[Given task]
Lines holding the string "code" are the ones to copy; find them all in the data.

[Records for the exercise]
┏━━
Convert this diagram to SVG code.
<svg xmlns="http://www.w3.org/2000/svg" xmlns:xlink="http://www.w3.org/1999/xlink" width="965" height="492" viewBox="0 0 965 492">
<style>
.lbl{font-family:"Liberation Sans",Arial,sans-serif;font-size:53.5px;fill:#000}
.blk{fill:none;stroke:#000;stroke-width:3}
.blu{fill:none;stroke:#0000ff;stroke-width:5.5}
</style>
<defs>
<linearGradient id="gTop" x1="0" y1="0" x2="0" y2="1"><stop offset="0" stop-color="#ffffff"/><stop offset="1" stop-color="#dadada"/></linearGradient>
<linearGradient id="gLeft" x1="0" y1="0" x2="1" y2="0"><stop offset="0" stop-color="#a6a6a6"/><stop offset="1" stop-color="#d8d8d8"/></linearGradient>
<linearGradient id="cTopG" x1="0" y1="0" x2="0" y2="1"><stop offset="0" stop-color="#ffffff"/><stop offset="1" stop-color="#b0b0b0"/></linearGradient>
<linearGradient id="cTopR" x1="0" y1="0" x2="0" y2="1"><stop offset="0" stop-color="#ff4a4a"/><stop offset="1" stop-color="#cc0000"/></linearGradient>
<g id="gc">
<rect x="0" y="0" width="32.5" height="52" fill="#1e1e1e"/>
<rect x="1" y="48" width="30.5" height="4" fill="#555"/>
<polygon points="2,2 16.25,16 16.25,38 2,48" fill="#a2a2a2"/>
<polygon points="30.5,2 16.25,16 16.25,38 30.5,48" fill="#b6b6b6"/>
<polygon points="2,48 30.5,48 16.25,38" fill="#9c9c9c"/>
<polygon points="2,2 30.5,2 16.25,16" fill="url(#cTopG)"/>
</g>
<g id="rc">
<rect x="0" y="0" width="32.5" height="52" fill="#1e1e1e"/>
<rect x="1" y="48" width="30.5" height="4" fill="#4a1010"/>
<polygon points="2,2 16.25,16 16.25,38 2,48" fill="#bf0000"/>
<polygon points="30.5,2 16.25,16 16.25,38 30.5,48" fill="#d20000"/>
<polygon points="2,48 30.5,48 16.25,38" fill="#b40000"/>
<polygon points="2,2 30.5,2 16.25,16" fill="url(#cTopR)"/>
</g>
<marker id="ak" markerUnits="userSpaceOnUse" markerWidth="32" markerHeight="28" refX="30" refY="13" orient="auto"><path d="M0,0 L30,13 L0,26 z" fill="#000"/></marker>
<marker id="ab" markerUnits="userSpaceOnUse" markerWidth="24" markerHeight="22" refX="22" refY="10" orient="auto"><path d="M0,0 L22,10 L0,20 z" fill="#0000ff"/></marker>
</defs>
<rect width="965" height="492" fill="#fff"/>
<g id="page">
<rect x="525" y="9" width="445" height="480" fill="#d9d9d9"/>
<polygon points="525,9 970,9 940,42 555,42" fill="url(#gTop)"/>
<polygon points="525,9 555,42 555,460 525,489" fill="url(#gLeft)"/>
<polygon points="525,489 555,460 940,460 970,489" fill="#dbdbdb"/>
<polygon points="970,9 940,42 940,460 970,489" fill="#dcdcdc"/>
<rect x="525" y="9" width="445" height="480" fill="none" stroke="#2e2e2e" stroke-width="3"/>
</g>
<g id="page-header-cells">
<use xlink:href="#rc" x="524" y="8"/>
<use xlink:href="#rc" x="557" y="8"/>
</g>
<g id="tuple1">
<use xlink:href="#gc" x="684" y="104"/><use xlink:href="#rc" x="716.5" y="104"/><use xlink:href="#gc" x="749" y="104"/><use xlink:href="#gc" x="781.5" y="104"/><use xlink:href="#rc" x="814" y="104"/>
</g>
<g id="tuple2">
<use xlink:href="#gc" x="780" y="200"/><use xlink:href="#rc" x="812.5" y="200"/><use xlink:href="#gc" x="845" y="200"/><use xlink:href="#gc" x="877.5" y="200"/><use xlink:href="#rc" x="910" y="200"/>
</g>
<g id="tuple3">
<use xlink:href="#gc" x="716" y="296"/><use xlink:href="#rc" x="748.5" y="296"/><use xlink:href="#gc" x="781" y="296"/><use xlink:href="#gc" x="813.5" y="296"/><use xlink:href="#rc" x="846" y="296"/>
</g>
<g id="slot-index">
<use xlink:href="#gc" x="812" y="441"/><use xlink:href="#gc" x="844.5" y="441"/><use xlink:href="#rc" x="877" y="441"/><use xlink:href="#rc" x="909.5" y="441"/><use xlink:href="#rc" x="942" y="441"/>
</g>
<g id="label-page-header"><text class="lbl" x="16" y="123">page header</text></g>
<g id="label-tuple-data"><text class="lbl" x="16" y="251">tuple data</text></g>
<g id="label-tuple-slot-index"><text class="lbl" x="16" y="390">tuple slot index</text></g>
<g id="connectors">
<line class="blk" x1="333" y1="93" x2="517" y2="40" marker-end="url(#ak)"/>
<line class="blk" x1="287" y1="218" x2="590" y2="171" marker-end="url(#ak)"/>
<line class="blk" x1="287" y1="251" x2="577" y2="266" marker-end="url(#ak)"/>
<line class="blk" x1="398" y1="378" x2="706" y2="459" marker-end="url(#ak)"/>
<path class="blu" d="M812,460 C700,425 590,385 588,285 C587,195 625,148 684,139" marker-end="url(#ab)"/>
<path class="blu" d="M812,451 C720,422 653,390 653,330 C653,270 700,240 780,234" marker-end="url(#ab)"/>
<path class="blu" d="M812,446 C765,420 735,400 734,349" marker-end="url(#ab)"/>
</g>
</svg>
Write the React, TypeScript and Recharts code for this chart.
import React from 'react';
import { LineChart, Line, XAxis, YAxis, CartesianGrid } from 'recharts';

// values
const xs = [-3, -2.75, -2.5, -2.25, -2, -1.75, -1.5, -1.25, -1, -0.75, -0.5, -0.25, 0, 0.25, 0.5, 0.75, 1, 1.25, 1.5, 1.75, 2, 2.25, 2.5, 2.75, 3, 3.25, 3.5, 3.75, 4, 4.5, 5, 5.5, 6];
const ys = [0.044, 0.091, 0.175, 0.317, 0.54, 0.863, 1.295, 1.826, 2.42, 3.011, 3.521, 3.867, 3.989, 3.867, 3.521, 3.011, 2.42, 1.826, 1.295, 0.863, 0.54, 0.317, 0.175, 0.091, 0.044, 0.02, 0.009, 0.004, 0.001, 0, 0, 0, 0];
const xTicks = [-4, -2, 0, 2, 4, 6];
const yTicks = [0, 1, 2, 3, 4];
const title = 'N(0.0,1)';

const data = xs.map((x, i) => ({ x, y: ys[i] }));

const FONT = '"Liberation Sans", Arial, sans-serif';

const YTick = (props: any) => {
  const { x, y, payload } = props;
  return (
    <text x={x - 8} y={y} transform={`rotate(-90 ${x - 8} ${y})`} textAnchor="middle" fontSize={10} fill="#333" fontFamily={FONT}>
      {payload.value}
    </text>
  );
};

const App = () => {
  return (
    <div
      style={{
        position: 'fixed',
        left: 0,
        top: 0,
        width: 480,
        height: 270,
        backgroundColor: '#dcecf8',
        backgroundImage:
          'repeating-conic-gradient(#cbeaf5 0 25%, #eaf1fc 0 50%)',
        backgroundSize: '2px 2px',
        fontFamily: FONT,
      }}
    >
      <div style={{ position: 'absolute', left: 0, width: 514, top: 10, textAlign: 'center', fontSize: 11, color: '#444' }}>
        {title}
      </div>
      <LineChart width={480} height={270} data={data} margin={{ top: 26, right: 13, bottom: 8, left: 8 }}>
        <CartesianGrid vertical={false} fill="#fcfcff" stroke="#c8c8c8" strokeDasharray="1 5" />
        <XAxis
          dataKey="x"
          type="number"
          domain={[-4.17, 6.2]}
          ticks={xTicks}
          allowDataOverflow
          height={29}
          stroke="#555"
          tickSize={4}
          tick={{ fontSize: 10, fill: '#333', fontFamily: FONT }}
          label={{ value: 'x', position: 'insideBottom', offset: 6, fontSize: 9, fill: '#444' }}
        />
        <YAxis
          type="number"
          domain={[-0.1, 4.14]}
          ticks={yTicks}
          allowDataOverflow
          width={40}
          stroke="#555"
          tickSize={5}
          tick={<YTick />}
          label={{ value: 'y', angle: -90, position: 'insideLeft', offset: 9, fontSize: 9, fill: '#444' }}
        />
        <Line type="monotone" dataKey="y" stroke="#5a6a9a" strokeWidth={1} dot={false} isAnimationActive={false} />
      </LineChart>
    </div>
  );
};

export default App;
┗━━
[Output of the exercise]
Convert this diagram to SVG code.
Write the React, TypeScript and Recharts code for this chart.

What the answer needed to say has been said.